Pictures in the data should be dropped; transcribe exactly the lines from the one that has "Give me the TikZ source for this diagram." through the one that has "-- (607.2,505) ..".

....................

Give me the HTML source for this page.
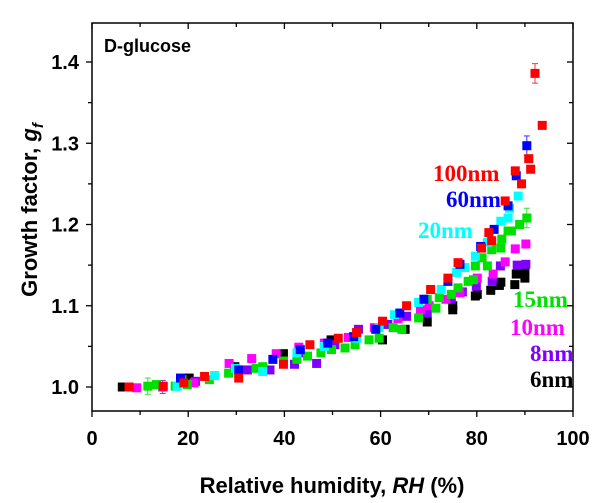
<!DOCTYPE html>
<html><head><meta charset="utf-8"><style>
html,body{margin:0;padding:0;background:#fff;}
svg{display:block;}
.sans{font-family:"Liberation Sans",Arial,sans-serif;font-weight:bold;}
.serif{font-family:"Liberation Serif","Times New Roman",serif;font-weight:bold;}
</style></head><body>
<svg id="chart" width="600" height="503" viewBox="0 0 600 503" xmlns="http://www.w3.org/2000/svg">
<g id="marks"></g>
<g id="axes"></g>
<text class="sans" x="104" y="52" font-size="18">D-glucose</text>
<text class="sans" x="332" y="493" font-size="22" text-anchor="middle">Relative humidity, <tspan font-style="italic">RH</tspan> (%)</text>
<text class="sans" transform="translate(37,210) rotate(-90)" font-size="22" text-anchor="middle">Growth factor, <tspan font-style="italic">g</tspan><tspan font-style="italic" font-size="15" dy="6">f</tspan></text>
<g id="labels"></g>
</svg>
<script>
const NS="http://www.w3.org/2000/svg";
const xTicks=[0,20,40,60,80,100];
const yTicks=[1.0,1.1,1.2,1.3,1.4];
const seriesNames=["6nm","8nm","10nm","15nm","20nm","60nm","100nm"];
const seriesColors=["#000000","#8000ff","#ff00ff","#00e000","#00ffff","#0000ff","#ff0000"];
const red=[[92.1,1.386],[93.6,1.322],[90.8,1.281],[91.2,1.268],[89.3,1.25],[88,1.266],[85.9,1.229],[82.5,1.19],[83.1,1.18],[81,1.171],[76.1,1.153],[74,1.134],[70.4,1.12],[65.4,1.1],[60.4,1.081],[55,1.067],[51.2,1.06],[45.3,1.052],[39.8,1.028],[30.5,1.011],[23.4,1.013],[19.1,1.005],[14.8,1.001],[7.7,1.0]];
const blue=[[90.4,1.297],[88.2,1.26],[86.5,1.223],[83.6,1.194],[80.8,1.173],[76.5,1.151],[74,1.13],[69,1.108],[64,1.091],[59,1.071],[54.4,1.062],[49,1.054],[43.3,1.046],[37.6,1.034],[30.5,1.021],[18.4,1.011],[7.7,1.0]];
const cyan=[[88.6,1.235],[86.8,1.22],[86.5,1.208],[85,1.204],[82.2,1.178],[79.7,1.161],[77.5,1.147],[75.8,1.141],[72.6,1.12],[67.9,1.104],[62.9,1.089],[59.7,1.073],[55.1,1.06],[48.3,1.05],[42.6,1.042],[35.5,1.019],[29.8,1.023],[25.5,1.014],[17.7,1.001]];
const green=[[90.4,1.208],[88.9,1.2],[87.2,1.192],[86.5,1.192],[85.2,1.182],[85,1.171],[83.1,1.169],[81.1,1.159],[82.2,1.149],[79.7,1.149],[79.3,1.132],[78.2,1.13],[76.1,1.122],[74.7,1.114],[72.2,1.11],[71.5,1.097],[69.7,1.108],[67.9,1.085],[64.4,1.071],[62.6,1.073],[59.7,1.06],[57.6,1.058],[54.7,1.052],[52.6,1.048],[49.8,1.046],[47.6,1.042],[44.8,1.038],[42.6,1.034],[39.8,1.032],[35.5,1.025],[34.1,1.023],[30.5,1.021],[28.4,1.017],[24.4,1.009],[19.8,1.003],[18.7,1.009],[17.3,1.001],[13.4,1.003],[11.6,1.001]];
const magenta=[[90.2,1.176],[88,1.17],[85.9,1.154],[83.4,1.139],[80.1,1.134],[76.5,1.116],[73.6,1.108],[70.1,1.1],[68.3,1.095],[63.6,1.084],[58.7,1.073],[53.3,1.061],[48.3,1.054],[43,1.049],[38.3,1.041],[33.2,1.035],[28.5,1.029],[21.2,1.005],[14.8,1.0],[9.3,0.999]];
const purple=[[90.2,1.151],[88.4,1.15],[84.9,1.149],[83.2,1.13],[79.9,1.124],[77,1.117],[74.7,1.108],[69.7,1.091],[65.4,1.087],[61.5,1.077],[55.4,1.071],[50.5,1.052],[46.7,1.029],[43.3,1.042],[42.1,1.028],[37,1.021],[32.3,1.021],[21.5,1.007],[14.7,1.0]];
const black=[[90,1.134],[90,1.143],[88.2,1.139],[87.9,1.126],[85,1.129],[84.7,1.125],[82.9,1.119],[80.1,1.114],[79.7,1.112],[75,1.1],[75,1.095],[69.7,1.08],[65.1,1.071],[60.4,1.058],[49.7,1.058],[39.8,1.041],[29.7,1.025],[20.2,1.011],[6.3,1.0],[7.3,1.0]];
const seriesData=[black,purple,magenta,green,cyan,blue,red];
const errX=[92.1,90.4,90.4,11.6,14.7];
const errY=[1.386,1.297,1.208,1.001,1.0];
const errE=[0.012,0.012,0.012,0.01,0.008];
const errC=["#ff0000","#0000ff","#00e000","#00e000","#8000ff"];
const L=92,R=573,T=23,B=411;
const X=v=>L+(v-0)/(100-0)*(R-L);
const Y=v=>387-(v-1.0)/(0.4)*(387-62);
function mk(tag,attrs,parent){const e=document.createElementNS(NS,tag);for(const k in attrs)e.setAttribute(k,attrs[k]);parent.appendChild(e);return e;}
const marks=document.getElementById('marks');
const axes=document.getElementById('axes');
const labels=document.getElementById('labels');
errX.forEach((x,i)=>{
  const g=mk('g',{stroke:errC[i],'stroke-width':1,opacity:0.8},marks);
  
  
  const cx=X(x),y1=Y(errY[i]+errE[i]),y2=Y(errY[i]-errE[i]);
  mk('line',{x1:cx,x2:cx,y1:y1,y2:y2},g);
  mk('line',{x1:cx-3,x2:cx+3,y1:y1,y2:y1},g);
  mk('line',{x1:cx-3,x2:cx+3,y1:y2,y2:y2},g);
});
seriesData.forEach((pts,si)=>{
  const g=mk('g',{fill:seriesColors[si]},marks);
  
  
  pts.forEach(p=>{
    const r=mk('rect',{x:X(p[0])-4.5,y:Y(p[1])-4.5,width:9,height:9},g);
    
    
  });
});
const fr=mk('rect',{x:L,y:T,width:R-L,height:B-T,fill:'none',stroke:'#000','stroke-width':1.5},axes);


for(let v=0;v<=100;v+=10){
  const major=v%20===0,len=major?6:4,x=X(v);
  mk('line',{x1:x,x2:x,y1:B,y2:B+len,stroke:'#000','stroke-width':1.3},axes);
  mk('line',{x1:x,x2:x,y1:T,y2:T+len,stroke:'#000','stroke-width':1.3},axes);
}
for(let k=0;k<=9;k++){
  const v=0.95+k*0.05; const y=Y(v); if(y<T||y>B)continue;
  const major=k%2===1,len=major?6:4;
  mk('line',{x1:L-len,x2:L,y1:y,y2:y,stroke:'#000','stroke-width':1.3},axes);
  mk('line',{x1:R-len,x2:R,y1:y,y2:y,stroke:'#000','stroke-width':1.3},axes);
}
xTicks.forEach(v=>{
  const t=mk('text',{x:X(v),y:445,'text-anchor':'middle','font-size':20,class:'sans'},axes);
  t.textContent=v;
  
  
});
yTicks.forEach(v=>{
  const t=mk('text',{x:79,y:Y(v)+7,'text-anchor':'end','font-size':20,class:'sans'},axes);
  t.textContent=v.toFixed(1);
  
  
});
const labelText=["100nm","60nm","20nm","15nm","10nm","8nm","6nm"];
const labelColor=["#ff0000","#0000ff","#00ffff","#00e000","#ff00ff","#8000ff","#000000"];
const labelPos=[[433,181],[446,207],[418,238],[513,307],[510,335],[530,361],[530,387]];
labelText.forEach((s,i)=>{
  const t=mk('text',{x:labelPos[i][0],y:labelPos[i][1],fill:labelColor[i],'font-size':23,class:'serif'},labels);
  t.textContent=s;
  
  
});
</script>
</body></html>
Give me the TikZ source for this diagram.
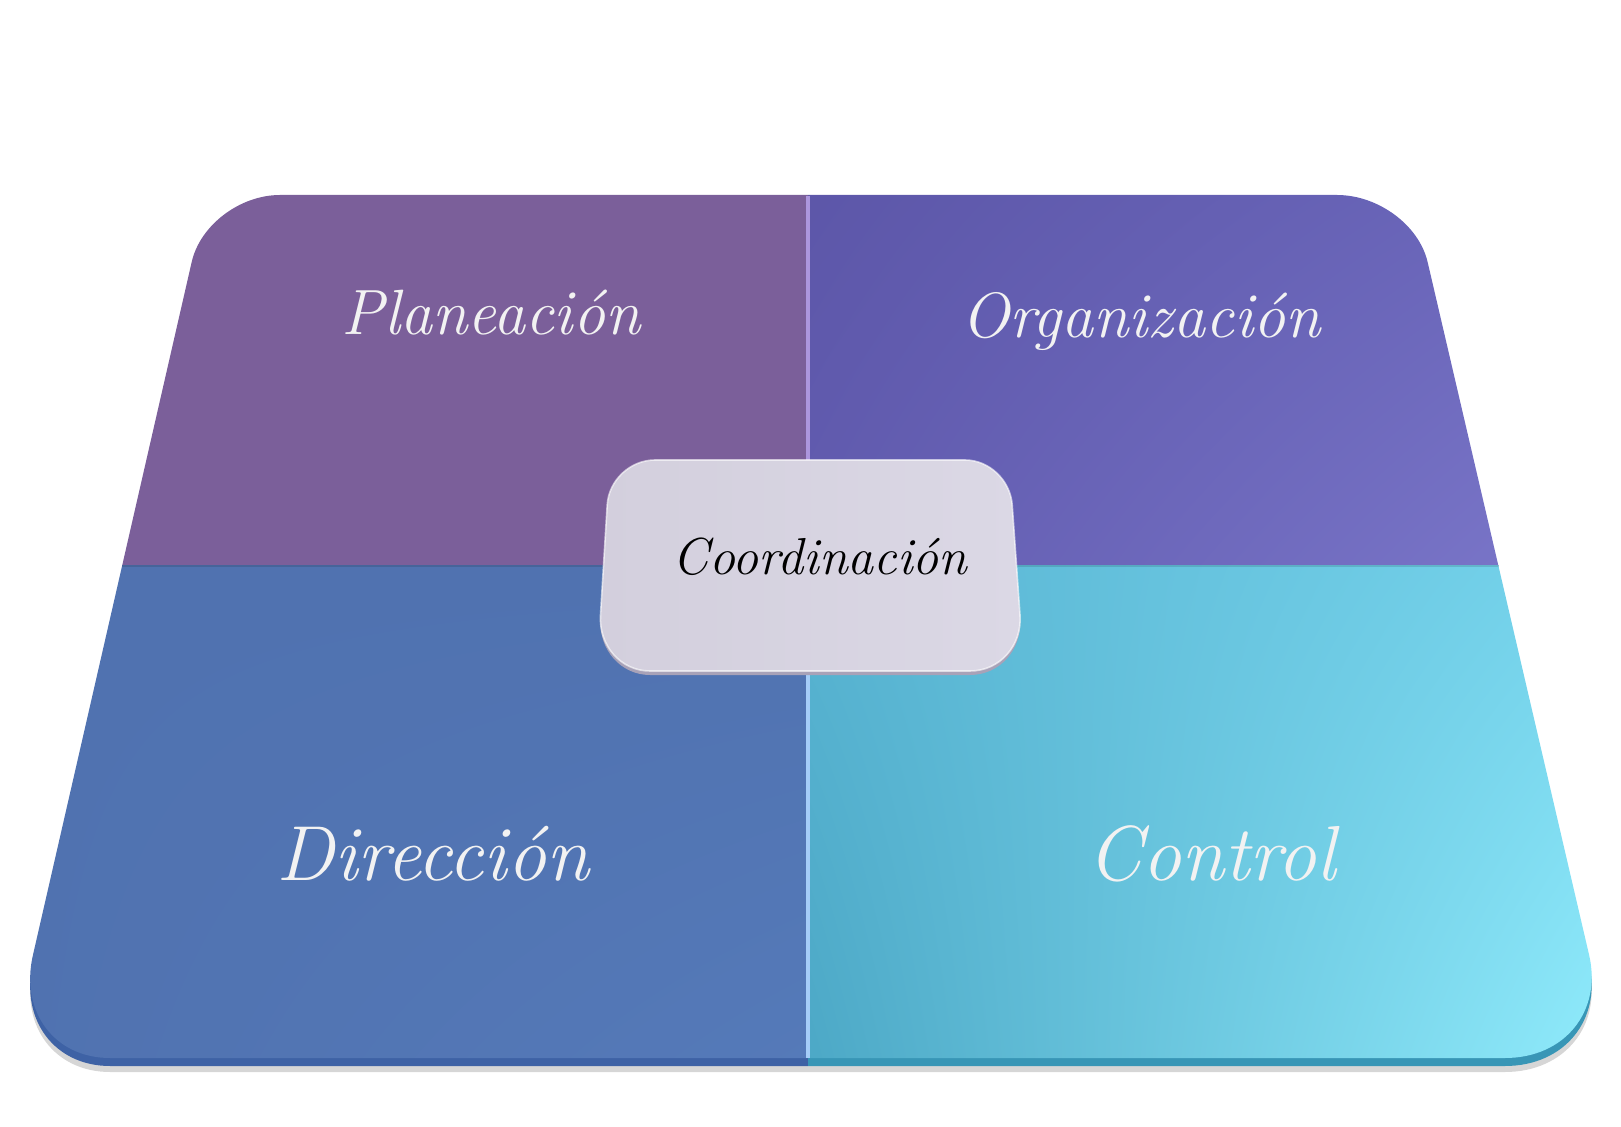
\documentclass[tikz,border=0pt]{standalone}
\usepackage{tikz}
\usetikzlibrary{shadings}

\definecolor{planeacion}{RGB}{123,95,154}
\definecolor{orgtl}{RGB}{92,86,168}
\definecolor{orgtr}{RGB}{106,102,186}
\definecolor{orgbl}{RGB}{98,92,176}
\definecolor{orgbr}{RGB}{124,120,203}
\definecolor{dirtl}{RGB}{80,114,176}
\definecolor{dirbr}{RGB}{85,122,185}
\definecolor{ctrltl}{RGB}{88,180,210}
\definecolor{ctrltr}{RGB}{118,212,236}
\definecolor{ctrlbl}{RGB}{76,168,198}
\definecolor{ctrlbr}{RGB}{146,237,253}
\definecolor{dirdark}{RGB}{62,98,165}
\definecolor{ctrldark}{RGB}{56,150,182}
\definecolor{divup}{RGB}{172,150,222}
\definecolor{divdown}{RGB}{165,205,248}
\definecolor{coordfill}{RGB}{211,207,221}
\definecolor{coordright}{RGB}{219,216,229}
\definecolor{coorddark}{RGB}{168,162,184}
\definecolor{labelwhite}{RGB}{242,242,242}

% outline of the board and of the middle box, in pixels
\newcommand{\boardpath}{(280,195) -- (1337,195)
  .. controls (1378.3,195) and (1419,225.2) .. (1427.6,262)
  -- (1589.1,955) .. controls (1602.2,1011.7) and (1564.4,1058) .. (1505,1058)
  -- (110,1058) .. controls (54.45,1058) and (19.8,1011.7) .. (32.96,955)
  -- (191.7,262) .. controls (200.1,225.1) and (239.9,195) .. (280,195) -- cycle}
\newcommand{\coordpath}{(655,460) -- (965,460)
  .. controls (989.2,460) and (1010.4,480.2) .. (1012.2,505)
  -- (1020,615) .. controls (1022.2,645.8) and (999.7,671) .. (970,671)
  -- (650,671) .. controls (620.9,671) and (598.6,645.8) .. (600.5,615)
  -- (607.2,505) .. controls (608.7,480.2) and (630.2,460) .. (655,460) -- cycle}

\tikzset{
  quadlabel/.style={text=labelwhite, anchor=base, inner sep=0pt,
    font=\itshape\fontsize{32}{38}\selectfont},
  lowlabel/.style={quadlabel, font=\itshape\fontsize{39}{45}\selectfont},
  coordlabel/.style={text=black, anchor=base, inner sep=0pt,
    font=\itshape\fontsize{26}{31}\selectfont}
}

\begin{document}
\begin{tikzpicture}[x=0.5pt, y=-0.5pt]
\useasboundingbox (0,0) rectangle (1621,1127);

% shadow and thickness of the board
\fill[black, opacity=.16, yshift=-7pt] \boardpath;
\begin{scope}[yshift=-4pt]
\clip \boardpath;
\fill[dirdark] (0,500) rectangle (808,1127);
\fill[ctrldark] (808,500) rectangle (1621,1127);
\end{scope}

% the four quadrants
\begin{scope}
\clip \boardpath;
\fill[planeacion] (0,150) rectangle (808,566);
\shade[upper left=orgtl, upper right=orgtr, lower left=orgbl, lower right=orgbr]
  (808,150) rectangle (1621,566);
\shade[upper left=dirtl, upper right=dirtl, lower left=dirtl, lower right=dirbr]
  (0,566) rectangle (808,1070);
\shade[upper left=ctrltl, upper right=ctrltr, lower left=ctrlbl, lower right=ctrlbr]
  (808,566) rectangle (1621,1070);
\end{scope}

% dividers
\coordinate (ntop) at (808,196);
\coordinate (nmid) at (808,566);
\coordinate (nbot) at (808,1058);
\coordinate (wmid) at (122,566);
\coordinate (emid) at (1499,566);
\draw[black, opacity=.12, line width=0.6pt] (wmid) -- (emid);
\draw[divup, line width=1.6pt] (ntop) -- (nmid);
\draw[divdown, line width=1.6pt] (nmid) -- (nbot);

% middle box
\fill[coorddark, yshift=-2pt] \coordpath;
\shade[left color=coordfill, right color=coordright] \coordpath;
\draw[white, opacity=.6, line width=0.8pt] \coordpath;

% labels
\node[quadlabel] (plan) at (491,335) {Planeación};
\node[quadlabel] (org) at (1141,338) {Organización};
\node[lowlabel] (dir) at (433,880) {Dirección};
\node[lowlabel] (ctrl) at (1212,880) {Control};
\node[coordlabel] (coord) at (820,575) {Coordinación};
\end{tikzpicture}
\end{document}
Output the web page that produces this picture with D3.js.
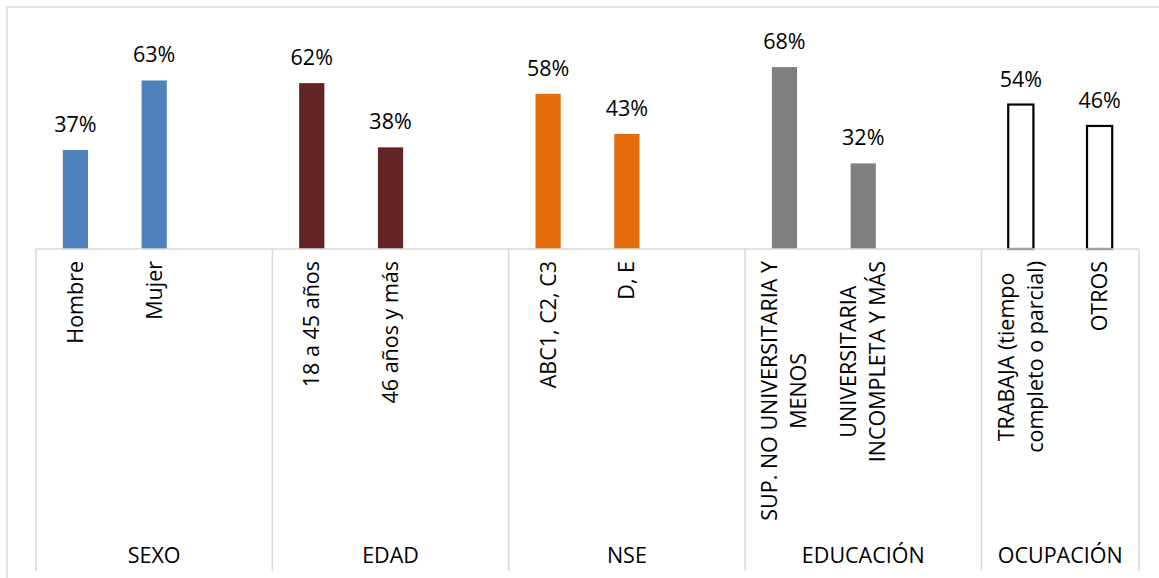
<!DOCTYPE html>
<html>

<head>
    <meta charset="UTF-8">
    <title></title>
    <style>
        body {
            margin: 0;
            background: #fff;
            font-family: 'Open Sans', 'Noto Sans', sans-serif;
        }

        .frame,
        .axisline,
        .divider {
            stroke: #d9d9d9;
            stroke-width: 1.5;
            fill: none;
        }

        text {
            fill: #000;
            font-size: 21.5px;
        }
    </style>
</head>

<body>
    <script src="https://d3js.org/d3.v7.min.js"></script>
    <script>
        /// data

        var groups = ["SEXO", "EDAD", "NSE", "EDUCACIÓN", "OCUPACIÓN"];
        var categories = ["Hombre", "Mujer", "18 a 45 años", "46 años y más", "ABC1, C2, C3", "D, E",
            "SUP. NO UNIVERSITARIA Y\nMENOS", "UNIVERSITARIA\nINCOMPLETA Y MÁS",
            "TRABAJA (tiempo\ncompleto o parcial)", "OTROS"];
        var categoryGroup = [0, 0, 1, 1, 2, 2, 3, 3, 4, 4];
        var values = [0.37, 0.63, 0.62, 0.38, 0.58, 0.43, 0.68, 0.32, 0.54, 0.46];
        var groupColors = ["#4f81bd", "#632523", "#e46c0a", "#7f7f7f", "#ffffff"];
        var yDomain = [0, 0.8];

        /// params

        var width = 1159,
            height = 578;
        var margin = {
            top: 35,
            left: 36,
            right: 20,
            axis: 249,
            bottom: 571
        };

        var svg = d3.select("body").append("svg")
            .attr("width", width)
            .attr("height", height);

        // chart area frame (top and left edges visible)
        svg.append("path")
            .attr("class", "frame")
            .attr("d", "M7," + height + "V7H" + width);

        // slots: each group's categories, then a blank spacer between groups
        var slots = [];
        groups.forEach(function(g, gi) {
            categories.forEach(function(c, ci) {
                if (categoryGroup[ci] === gi) slots.push("c" + ci);
            });
            if (gi < groups.length - 1) slots.push("gap" + gi);
        });

        var x = d3.scaleBand()
            .domain(slots)
            .range([margin.left, width - margin.right]);

        var y = d3.scaleLinear()
            .domain(yDomain)
            .range([margin.axis, margin.top]);

        var barW = x.bandwidth() * 0.32;

        // group boundaries
        var bounds = [x.range()[0]];
        groups.forEach(function(g, gi) {
            if (gi < groups.length - 1) bounds.push(x("gap" + gi) + x.bandwidth());
        });
        bounds.push(x.range()[1]);

        // bars
        svg.append("g")
            .selectAll("rect")
            .data(values)
            .enter().append("rect")
            .attr("x", function(d, i) {
                return x("c" + i) + (x.bandwidth() - barW) / 2;
            })
            .attr("y", function(d) {
                return y(d);
            })
            .attr("width", barW)
            .attr("height", function(d) {
                return y(0) - y(d);
            })
            .attr("fill", function(d, i) {
                return groupColors[categoryGroup[i]];
            })
            .attr("stroke", function(d, i) {
                return categoryGroup[i] === 4 ? "#000" : "none";
            })
            .attr("stroke-width", 2.2);

        // value labels
        svg.append("g")
            .selectAll("text")
            .data(values)
            .enter().append("text")
            .attr("x", function(d, i) {
                return x("c" + i) + x.bandwidth() / 2;
            })
            .attr("y", function(d) {
                return y(d) - 18;
            })
            .attr("text-anchor", "middle")
            .text(d3.format(".0%"));

        // axis line and group dividers
        svg.append("line")
            .attr("class", "axisline")
            .attr("x1", x.range()[0])
            .attr("x2", x.range()[1])
            .attr("y1", y(0))
            .attr("y2", y(0));

        svg.append("g")
            .selectAll("line")
            .data(bounds)
            .enter().append("line")
            .attr("class", "divider")
            .attr("x1", function(d) { return d; })
            .attr("x2", function(d) { return d; })
            .attr("y1", y(0))
            .attr("y2", margin.bottom);

        // category labels, rotated, top-aligned, lines centred in block
        var lineGap = 29,
            labelTop = y(0) + 12;
        var catLabels = svg.append("g")
            .selectAll("g")
            .data(categories)
            .enter().append("g")
            .attr("transform", function(d, i) {
                return "translate(" + (x("c" + i) + x.bandwidth() / 2) + ",0) rotate(-90)";
            });

        catLabels.each(function(d) {
            var lines = d.split("\n");
            var g = d3.select(this);
            var texts = g.selectAll("text")
                .data(lines)
                .enter().append("text")
                .attr("text-anchor", "middle")
                .attr("dy", function(l, li) {
                    return (7.5 + (li - (lines.length - 1) / 2) * lineGap) + "px";
                })
                .text(function(l) { return l; });
            var maxW = d3.max(texts.nodes(), function(n) {
                return n.getComputedTextLength();
            });
            texts.attr("x", -(labelTop + maxW / 2));
        });

        // group labels
        svg.append("g")
            .selectAll("text")
            .data(groups)
            .enter().append("text")
            .attr("x", function(d, i) {
                return (bounds[i] + bounds[i + 1]) / 2;
            })
            .attr("y", 563)
            .attr("text-anchor", "middle")
            .text(function(d) { return d; });
    </script>
</body>

</html>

....................

> **The output**
Give me the TikZ source for this diagram.
\documentclass[tikz,border=0pt]{standalone}
\usepackage{tikz}
\usetikzlibrary{shadings}

\definecolor{planeacion}{RGB}{123,95,154}
\definecolor{orgtl}{RGB}{92,86,168}
\definecolor{orgtr}{RGB}{106,102,186}
\definecolor{orgbl}{RGB}{98,92,176}
\definecolor{orgbr}{RGB}{124,120,203}
\definecolor{dirtl}{RGB}{80,114,176}
\definecolor{dirbr}{RGB}{85,122,185}
\definecolor{ctrltl}{RGB}{88,180,210}
\definecolor{ctrltr}{RGB}{118,212,236}
\definecolor{ctrlbl}{RGB}{76,168,198}
\definecolor{ctrlbr}{RGB}{146,237,253}
\definecolor{dirdark}{RGB}{62,98,165}
\definecolor{ctrldark}{RGB}{56,150,182}
\definecolor{divup}{RGB}{172,150,222}
\definecolor{divdown}{RGB}{165,205,248}
\definecolor{coordfill}{RGB}{211,207,221}
\definecolor{coordright}{RGB}{219,216,229}
\definecolor{coorddark}{RGB}{168,162,184}
\definecolor{labelwhite}{RGB}{242,242,242}

% outline of the board and of the middle box, in pixels
\newcommand{\boardpath}{(280,195) -- (1337,195)
  .. controls (1378.3,195) and (1419,225.2) .. (1427.6,262)
  -- (1589.1,955) .. controls (1602.2,1011.7) and (1564.4,1058) .. (1505,1058)
  -- (110,1058) .. controls (54.45,1058) and (19.8,1011.7) .. (32.96,955)
  -- (191.7,262) .. controls (200.1,225.1) and (239.9,195) .. (280,195) -- cycle}
\newcommand{\coordpath}{(655,460) -- (965,460)
  .. controls (989.2,460) and (1010.4,480.2) .. (1012.2,505)
  -- (1020,615) .. controls (1022.2,645.8) and (999.7,671) .. (970,671)
  -- (650,671) .. controls (620.9,671) and (598.6,645.8) .. (600.5,615)
  -- (607.2,505) .. controls (608.7,480.2) and (630.2,460) .. (655,460) -- cycle}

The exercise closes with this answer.